Spacers also serve a function in correcting wheel offset, which measures the distance from the wheel’s mounting surface to the centerline of the wheel. Many aftermarket wheels are manufactured with a high positive offset, meaning the mounting surface is closer to the wheel’s outer face. If a desired wheel is only available in an offset that tucks the wheel too far into the fender well, a spacer effectively reduces the positive offset. This adjustment allows the wheel to sit in the correct lateral position for proper suspension geometry and fender clearance. The ability to precisely adjust the offset provides flexibility when selecting wheels that might otherwise be incompatible with the vehicle’s setup.
Aesthetic and Track Width Benefits
Beyond solving functional clearance problems, wheel spacers are widely used to achieve a particular visual stance known as the “flush” look.
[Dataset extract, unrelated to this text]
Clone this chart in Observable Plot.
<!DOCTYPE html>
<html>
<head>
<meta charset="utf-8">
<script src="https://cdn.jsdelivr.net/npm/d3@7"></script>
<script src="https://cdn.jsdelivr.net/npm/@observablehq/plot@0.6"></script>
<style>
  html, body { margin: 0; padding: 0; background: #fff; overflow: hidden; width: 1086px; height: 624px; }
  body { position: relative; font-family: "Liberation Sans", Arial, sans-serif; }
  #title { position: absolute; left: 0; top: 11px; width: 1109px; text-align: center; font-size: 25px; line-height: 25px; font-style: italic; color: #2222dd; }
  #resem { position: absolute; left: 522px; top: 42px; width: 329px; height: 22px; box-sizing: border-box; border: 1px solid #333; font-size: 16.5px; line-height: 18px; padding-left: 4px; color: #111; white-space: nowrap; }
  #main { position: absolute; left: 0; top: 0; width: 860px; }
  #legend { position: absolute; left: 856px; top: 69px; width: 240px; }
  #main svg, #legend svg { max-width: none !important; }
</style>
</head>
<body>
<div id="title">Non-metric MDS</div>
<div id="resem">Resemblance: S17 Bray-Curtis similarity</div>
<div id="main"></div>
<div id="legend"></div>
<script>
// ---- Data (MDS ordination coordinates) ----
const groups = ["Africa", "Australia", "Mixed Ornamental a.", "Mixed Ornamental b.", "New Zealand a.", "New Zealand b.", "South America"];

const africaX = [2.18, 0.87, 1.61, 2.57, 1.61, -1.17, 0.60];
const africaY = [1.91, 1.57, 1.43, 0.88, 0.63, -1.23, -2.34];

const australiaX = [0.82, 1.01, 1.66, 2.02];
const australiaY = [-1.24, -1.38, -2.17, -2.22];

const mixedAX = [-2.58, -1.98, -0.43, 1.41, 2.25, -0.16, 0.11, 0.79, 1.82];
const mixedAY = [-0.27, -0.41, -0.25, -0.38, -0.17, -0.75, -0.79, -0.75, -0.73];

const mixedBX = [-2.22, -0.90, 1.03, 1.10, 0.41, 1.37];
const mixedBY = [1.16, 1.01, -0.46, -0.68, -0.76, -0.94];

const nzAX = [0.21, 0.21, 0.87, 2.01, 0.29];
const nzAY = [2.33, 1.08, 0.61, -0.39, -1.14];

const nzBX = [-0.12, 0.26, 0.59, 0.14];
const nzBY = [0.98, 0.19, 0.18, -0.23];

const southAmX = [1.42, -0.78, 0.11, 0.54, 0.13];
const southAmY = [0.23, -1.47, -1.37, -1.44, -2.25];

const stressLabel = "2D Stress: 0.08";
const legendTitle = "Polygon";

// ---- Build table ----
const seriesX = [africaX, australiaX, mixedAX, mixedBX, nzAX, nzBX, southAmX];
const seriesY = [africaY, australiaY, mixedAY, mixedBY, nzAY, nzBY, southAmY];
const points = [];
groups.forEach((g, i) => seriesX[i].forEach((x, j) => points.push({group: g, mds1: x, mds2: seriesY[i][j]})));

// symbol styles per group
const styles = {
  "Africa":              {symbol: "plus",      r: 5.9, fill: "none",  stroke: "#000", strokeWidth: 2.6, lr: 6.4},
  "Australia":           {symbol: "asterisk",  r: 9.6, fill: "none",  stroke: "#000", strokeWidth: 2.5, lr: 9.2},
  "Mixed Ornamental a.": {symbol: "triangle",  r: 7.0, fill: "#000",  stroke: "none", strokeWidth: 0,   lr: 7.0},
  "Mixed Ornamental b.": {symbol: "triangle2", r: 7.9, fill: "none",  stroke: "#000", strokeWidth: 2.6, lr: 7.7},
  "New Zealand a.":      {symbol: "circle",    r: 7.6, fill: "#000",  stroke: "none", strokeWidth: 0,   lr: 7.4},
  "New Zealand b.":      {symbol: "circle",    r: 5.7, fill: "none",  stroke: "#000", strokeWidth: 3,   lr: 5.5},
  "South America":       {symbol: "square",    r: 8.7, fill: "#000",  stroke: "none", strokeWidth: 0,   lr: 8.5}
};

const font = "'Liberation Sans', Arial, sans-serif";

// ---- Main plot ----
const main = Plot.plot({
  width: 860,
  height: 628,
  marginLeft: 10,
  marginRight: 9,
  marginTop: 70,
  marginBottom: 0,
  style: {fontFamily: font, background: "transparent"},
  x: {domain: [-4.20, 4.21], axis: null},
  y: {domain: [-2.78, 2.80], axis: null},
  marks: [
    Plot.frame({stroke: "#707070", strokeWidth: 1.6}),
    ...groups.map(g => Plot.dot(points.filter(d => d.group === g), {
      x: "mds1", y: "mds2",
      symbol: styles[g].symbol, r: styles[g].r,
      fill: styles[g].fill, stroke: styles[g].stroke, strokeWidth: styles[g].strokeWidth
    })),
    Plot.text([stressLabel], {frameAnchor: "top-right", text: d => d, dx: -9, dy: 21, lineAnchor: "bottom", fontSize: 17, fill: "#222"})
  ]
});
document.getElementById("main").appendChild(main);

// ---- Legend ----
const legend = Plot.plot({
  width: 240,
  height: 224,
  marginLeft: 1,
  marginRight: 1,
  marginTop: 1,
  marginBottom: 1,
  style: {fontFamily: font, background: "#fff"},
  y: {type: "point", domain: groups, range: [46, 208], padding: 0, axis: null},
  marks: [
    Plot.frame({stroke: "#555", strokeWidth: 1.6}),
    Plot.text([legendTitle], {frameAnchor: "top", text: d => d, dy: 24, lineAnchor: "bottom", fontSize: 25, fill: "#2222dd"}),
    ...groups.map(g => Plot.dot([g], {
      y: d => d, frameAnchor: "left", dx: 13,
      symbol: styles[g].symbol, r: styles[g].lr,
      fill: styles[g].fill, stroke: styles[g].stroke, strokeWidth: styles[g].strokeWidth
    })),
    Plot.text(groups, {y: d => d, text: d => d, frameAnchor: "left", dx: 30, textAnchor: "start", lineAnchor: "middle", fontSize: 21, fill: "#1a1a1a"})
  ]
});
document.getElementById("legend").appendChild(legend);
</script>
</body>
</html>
This aesthetic goal involves positioning the wheel and tire assembly so that the outer edge of the tire or wheel aligns perfectly with the outer lip of the fender. The resulting wider stance gives the vehicle a more aggressive and planted appearance that is highly sought after in the automotive modification community. Achieving this look requires precise measurement to ensure the wheel does not protrude past the fender, which can be restricted by local regulations.
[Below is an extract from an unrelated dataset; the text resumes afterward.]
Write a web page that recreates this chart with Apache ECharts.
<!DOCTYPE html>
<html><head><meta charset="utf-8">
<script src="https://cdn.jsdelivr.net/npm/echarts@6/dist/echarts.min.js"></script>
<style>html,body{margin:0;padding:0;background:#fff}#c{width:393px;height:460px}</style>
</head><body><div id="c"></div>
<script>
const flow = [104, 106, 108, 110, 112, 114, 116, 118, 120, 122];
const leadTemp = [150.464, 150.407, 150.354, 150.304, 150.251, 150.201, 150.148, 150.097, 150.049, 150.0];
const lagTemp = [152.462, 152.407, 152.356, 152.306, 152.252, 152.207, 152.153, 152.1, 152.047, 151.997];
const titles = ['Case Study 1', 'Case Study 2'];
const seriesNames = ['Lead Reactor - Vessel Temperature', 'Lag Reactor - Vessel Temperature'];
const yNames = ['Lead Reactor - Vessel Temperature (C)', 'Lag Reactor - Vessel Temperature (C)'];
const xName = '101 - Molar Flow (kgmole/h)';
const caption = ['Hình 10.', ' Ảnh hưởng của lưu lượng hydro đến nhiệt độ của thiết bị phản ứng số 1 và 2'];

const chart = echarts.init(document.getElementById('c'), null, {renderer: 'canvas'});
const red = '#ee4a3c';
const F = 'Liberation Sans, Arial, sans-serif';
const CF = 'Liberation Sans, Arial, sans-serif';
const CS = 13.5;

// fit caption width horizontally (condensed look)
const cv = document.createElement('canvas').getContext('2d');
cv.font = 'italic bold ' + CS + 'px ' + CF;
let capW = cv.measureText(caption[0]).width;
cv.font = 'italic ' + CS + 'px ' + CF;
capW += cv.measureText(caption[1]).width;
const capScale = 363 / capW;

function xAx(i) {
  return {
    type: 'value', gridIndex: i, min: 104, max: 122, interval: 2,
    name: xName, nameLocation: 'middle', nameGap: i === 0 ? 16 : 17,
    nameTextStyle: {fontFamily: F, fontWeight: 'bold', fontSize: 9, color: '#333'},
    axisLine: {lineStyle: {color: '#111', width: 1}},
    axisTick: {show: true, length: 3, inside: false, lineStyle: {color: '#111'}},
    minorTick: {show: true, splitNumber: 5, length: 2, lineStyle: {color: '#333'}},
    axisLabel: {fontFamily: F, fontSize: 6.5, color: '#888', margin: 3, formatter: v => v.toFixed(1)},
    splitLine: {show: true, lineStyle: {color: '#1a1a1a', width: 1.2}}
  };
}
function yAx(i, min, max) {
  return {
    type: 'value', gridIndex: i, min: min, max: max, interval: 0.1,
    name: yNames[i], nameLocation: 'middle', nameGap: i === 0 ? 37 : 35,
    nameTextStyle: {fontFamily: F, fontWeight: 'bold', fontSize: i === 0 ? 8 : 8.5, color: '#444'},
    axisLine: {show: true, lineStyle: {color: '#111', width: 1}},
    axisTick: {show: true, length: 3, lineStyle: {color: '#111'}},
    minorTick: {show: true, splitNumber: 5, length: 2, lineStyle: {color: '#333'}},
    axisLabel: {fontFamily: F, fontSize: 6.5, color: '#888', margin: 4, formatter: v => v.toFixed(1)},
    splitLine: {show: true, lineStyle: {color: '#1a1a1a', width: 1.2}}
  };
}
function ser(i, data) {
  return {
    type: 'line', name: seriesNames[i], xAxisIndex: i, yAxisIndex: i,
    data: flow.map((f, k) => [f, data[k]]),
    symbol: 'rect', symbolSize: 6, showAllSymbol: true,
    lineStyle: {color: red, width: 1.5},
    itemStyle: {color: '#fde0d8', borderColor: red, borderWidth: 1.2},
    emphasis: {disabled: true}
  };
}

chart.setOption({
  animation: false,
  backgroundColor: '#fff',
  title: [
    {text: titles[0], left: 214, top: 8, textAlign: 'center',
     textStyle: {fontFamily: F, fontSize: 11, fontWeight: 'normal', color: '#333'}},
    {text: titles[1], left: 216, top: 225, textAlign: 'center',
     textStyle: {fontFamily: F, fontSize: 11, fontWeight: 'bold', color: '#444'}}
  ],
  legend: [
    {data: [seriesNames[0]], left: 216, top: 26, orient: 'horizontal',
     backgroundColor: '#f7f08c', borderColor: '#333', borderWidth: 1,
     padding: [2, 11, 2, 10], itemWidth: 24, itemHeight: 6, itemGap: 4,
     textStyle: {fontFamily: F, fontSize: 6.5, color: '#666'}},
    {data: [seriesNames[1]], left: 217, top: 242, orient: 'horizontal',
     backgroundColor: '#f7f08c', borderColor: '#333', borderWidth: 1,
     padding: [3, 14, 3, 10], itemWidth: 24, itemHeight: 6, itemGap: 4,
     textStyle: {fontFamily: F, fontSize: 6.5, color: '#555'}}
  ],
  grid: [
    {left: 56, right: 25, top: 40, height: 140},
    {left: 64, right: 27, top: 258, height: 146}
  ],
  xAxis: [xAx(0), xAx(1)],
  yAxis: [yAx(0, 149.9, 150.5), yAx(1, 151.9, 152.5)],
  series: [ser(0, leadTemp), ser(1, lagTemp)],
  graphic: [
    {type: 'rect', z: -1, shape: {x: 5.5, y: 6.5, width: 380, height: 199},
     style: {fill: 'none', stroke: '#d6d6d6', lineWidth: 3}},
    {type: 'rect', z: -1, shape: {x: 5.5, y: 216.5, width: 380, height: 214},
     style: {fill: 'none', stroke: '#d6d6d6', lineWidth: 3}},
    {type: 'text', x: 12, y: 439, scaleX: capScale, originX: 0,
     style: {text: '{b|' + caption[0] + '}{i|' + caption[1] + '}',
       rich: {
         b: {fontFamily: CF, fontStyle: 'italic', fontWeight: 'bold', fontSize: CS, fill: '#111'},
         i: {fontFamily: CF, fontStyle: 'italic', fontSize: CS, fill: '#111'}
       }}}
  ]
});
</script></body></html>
The application of spacers directly translates to an increase in the vehicle’s track width, which is the distance measured between the centerlines of the two wheels on the same axle. Widening the track width has tangible benefits for the vehicle’s dynamic performance and handling characteristics. A broader track effectively lowers the vehicle’s roll center relative to its center of gravity. This mechanical relationship helps to reduce the amount of body roll experienced during sharp cornering maneuvers.
Reduced body roll translates into improved stability and a more predictable feel when driving at speed or navigating winding roads. The increased leverage against the suspension components allows the vehicle to resist lateral forces more effectively. This subtle geometric change improves the overall mechanical grip by keeping the tire contact patch flatter and more consistently on the road surface during dynamic load transfer. The performance benefit is noticeable when transitioning quickly between turns.
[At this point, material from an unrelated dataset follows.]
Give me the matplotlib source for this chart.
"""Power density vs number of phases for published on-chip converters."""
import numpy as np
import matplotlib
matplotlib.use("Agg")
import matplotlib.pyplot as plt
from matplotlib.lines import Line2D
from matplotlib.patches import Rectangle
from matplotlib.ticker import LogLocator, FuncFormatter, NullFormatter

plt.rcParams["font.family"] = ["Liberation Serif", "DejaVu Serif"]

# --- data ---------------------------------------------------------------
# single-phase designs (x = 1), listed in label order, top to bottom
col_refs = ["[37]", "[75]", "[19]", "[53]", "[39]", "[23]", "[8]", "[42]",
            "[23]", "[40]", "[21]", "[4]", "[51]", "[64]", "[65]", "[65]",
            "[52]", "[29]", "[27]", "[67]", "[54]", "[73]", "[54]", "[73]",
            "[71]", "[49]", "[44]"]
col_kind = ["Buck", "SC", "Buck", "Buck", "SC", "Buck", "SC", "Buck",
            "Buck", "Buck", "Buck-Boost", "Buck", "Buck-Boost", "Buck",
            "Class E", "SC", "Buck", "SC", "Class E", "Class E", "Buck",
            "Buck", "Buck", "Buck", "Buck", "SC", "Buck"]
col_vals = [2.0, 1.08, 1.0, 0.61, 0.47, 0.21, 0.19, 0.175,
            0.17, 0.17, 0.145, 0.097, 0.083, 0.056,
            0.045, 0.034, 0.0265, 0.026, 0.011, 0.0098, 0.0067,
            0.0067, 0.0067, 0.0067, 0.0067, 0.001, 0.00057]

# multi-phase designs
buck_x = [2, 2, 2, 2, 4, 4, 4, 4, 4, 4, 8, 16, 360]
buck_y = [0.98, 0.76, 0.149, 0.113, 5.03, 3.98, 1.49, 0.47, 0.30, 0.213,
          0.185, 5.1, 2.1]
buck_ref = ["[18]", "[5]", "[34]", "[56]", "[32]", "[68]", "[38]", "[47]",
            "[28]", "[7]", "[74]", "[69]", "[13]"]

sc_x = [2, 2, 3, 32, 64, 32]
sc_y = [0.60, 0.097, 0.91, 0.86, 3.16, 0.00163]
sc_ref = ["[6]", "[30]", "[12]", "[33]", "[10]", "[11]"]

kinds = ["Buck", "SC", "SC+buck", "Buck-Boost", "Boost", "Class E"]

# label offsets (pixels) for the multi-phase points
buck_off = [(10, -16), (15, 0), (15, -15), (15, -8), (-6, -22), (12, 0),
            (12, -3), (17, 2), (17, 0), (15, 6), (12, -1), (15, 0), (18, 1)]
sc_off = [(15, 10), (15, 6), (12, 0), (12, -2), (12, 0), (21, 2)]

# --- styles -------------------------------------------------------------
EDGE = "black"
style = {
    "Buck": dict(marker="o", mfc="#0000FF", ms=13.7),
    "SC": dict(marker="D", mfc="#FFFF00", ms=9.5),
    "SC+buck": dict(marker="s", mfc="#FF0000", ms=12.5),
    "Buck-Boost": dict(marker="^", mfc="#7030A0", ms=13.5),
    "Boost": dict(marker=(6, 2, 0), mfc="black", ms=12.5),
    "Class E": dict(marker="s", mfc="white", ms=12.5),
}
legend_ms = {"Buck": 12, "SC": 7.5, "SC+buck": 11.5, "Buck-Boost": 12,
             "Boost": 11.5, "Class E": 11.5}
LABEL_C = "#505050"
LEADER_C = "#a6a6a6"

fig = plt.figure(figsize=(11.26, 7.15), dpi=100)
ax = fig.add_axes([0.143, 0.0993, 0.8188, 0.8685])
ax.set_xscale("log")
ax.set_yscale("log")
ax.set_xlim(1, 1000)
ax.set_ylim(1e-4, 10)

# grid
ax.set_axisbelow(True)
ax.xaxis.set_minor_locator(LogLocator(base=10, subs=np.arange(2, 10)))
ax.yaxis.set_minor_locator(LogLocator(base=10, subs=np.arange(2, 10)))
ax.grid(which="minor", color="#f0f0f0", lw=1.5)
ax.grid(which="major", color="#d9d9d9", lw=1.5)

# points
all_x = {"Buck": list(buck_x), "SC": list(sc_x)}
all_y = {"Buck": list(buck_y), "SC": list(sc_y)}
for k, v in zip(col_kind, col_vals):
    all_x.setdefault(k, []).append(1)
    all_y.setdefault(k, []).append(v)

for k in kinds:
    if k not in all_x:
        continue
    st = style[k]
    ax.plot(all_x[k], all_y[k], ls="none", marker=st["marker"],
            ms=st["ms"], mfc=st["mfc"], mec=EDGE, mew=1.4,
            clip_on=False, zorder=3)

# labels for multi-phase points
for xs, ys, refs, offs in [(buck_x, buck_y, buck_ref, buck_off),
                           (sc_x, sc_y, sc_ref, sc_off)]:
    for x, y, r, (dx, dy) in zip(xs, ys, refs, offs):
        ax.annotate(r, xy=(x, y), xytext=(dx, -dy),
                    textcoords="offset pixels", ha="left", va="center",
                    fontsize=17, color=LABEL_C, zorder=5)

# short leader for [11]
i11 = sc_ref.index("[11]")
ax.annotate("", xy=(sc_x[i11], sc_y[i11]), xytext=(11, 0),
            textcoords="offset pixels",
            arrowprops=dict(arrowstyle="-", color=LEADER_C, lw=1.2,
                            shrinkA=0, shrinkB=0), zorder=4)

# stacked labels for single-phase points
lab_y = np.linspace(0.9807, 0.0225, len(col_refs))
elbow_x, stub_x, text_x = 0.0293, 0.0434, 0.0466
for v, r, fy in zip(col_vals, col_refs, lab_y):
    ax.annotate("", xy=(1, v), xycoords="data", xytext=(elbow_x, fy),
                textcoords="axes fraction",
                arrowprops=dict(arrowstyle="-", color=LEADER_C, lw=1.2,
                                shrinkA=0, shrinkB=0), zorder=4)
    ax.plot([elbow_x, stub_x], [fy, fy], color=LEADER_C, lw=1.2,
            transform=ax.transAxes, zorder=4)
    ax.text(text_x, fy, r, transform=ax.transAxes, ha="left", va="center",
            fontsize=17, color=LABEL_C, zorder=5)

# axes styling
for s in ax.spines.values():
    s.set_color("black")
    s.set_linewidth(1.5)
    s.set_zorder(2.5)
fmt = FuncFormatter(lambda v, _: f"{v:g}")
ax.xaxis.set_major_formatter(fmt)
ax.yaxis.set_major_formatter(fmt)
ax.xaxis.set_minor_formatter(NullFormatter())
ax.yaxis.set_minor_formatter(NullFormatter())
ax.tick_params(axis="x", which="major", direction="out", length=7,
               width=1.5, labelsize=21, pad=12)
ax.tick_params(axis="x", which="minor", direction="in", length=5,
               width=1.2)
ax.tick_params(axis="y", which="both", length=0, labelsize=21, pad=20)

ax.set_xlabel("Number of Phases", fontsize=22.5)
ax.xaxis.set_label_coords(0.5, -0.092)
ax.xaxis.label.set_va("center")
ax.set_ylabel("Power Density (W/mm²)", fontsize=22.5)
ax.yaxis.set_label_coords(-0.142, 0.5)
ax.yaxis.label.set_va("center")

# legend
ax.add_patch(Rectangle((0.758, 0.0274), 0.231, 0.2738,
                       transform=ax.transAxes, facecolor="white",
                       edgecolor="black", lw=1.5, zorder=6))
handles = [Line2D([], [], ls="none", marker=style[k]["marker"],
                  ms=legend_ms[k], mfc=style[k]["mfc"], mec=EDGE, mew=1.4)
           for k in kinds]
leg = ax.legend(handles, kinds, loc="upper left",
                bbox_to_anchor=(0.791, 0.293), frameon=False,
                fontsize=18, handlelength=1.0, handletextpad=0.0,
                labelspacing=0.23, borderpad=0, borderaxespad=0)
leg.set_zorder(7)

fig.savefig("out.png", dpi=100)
Types of Spacers and Mounting Requirements
Wheel spacers are generally categorized into two main styles, each with distinct mounting requirements and appropriate uses. The first type is the slip-on spacer, which is essentially a flat, unfastened disc that slides directly over the existing wheel studs. These are typically thin, ranging from 3 to 7 millimeters, and are only suitable when there is ample thread available on the factory wheel studs for the lug nuts to engage. If the spacer is too thick, it necessitates the installation of longer, extended wheel studs to maintain safe thread engagement.
The second style is the bolt-on spacer, often referred to as an adapter, which is designed for thicker applications, usually 15 millimeters or more. These adapters bolt directly to the vehicle’s hub using specialized supplied nuts and feature a separate set of studs built into the spacer itself. This design eliminates the concern over factory stud length because the original studs are secured to the hub, and the wheel then mounts to the new studs on the adapter. Bolt-on spacers are preferred for achieving substantial track width increases without compromising the integrity of the wheel mounting.
Critical Safety and Component Considerations
The installation of wheel spacers introduces changes to the wheel mounting system that require careful attention to safety protocols. One of the most significant risks is the failure to achieve proper thread engagement when using slip-on spacers with factory studs. Lug nuts must thread onto the stud for a distance equivalent to the stud’s diameter, ensuring sufficient clamping force to secure the wheel. Insufficient engagement can lead to lug nut failure or the wheel loosening, which poses a severe driving hazard.
Pushing the wheel outward with a spacer increases the scrub radius and changes the geometric relationship between the wheel and the suspension. This new leverage amplifies the forces exerted on the vehicle’s wheel bearings and suspension components. The increased bending moment on the hub assembly accelerates the wear rate of the wheel bearings, potentially leading to premature failure. Users should expect that components designed to handle factory loads will experience higher stress and may require earlier replacement when spacers are installed.
To mitigate vibration and ensure concentricity, it is highly recommended to use hub-centric spacers rather than lug-centric ones. A hub-centric spacer features a precision-machined lip that fits snugly into the center bore of the wheel and over the hub flange. This design transfers the load and centers the wheel accurately on the hub, preventing lateral movement and minimizing the likelihood of high-speed vibration. Lug-centric spacers rely solely on the clamping force of the lug nuts to center the wheel, which can often result in minor offsets that cause noticeable shaking at speed.
Proper installation also involves the diligent use of a torque wrench to ensure lug nuts or adapter bolts are tightened to the manufacturer’s specified value. Overtightening can stretch or damage the studs, while undertightening compromises the clamping force, increasing the risk of the wheel separating from the vehicle. Regular re-torquing after the initial installation is a necessary practice to confirm that the fasteners have settled and maintained the correct tension. Understanding these mechanical stresses and adhering to precise installation methods ensures that the benefits of wheel spacers are realized without compromising vehicle safety or longevity.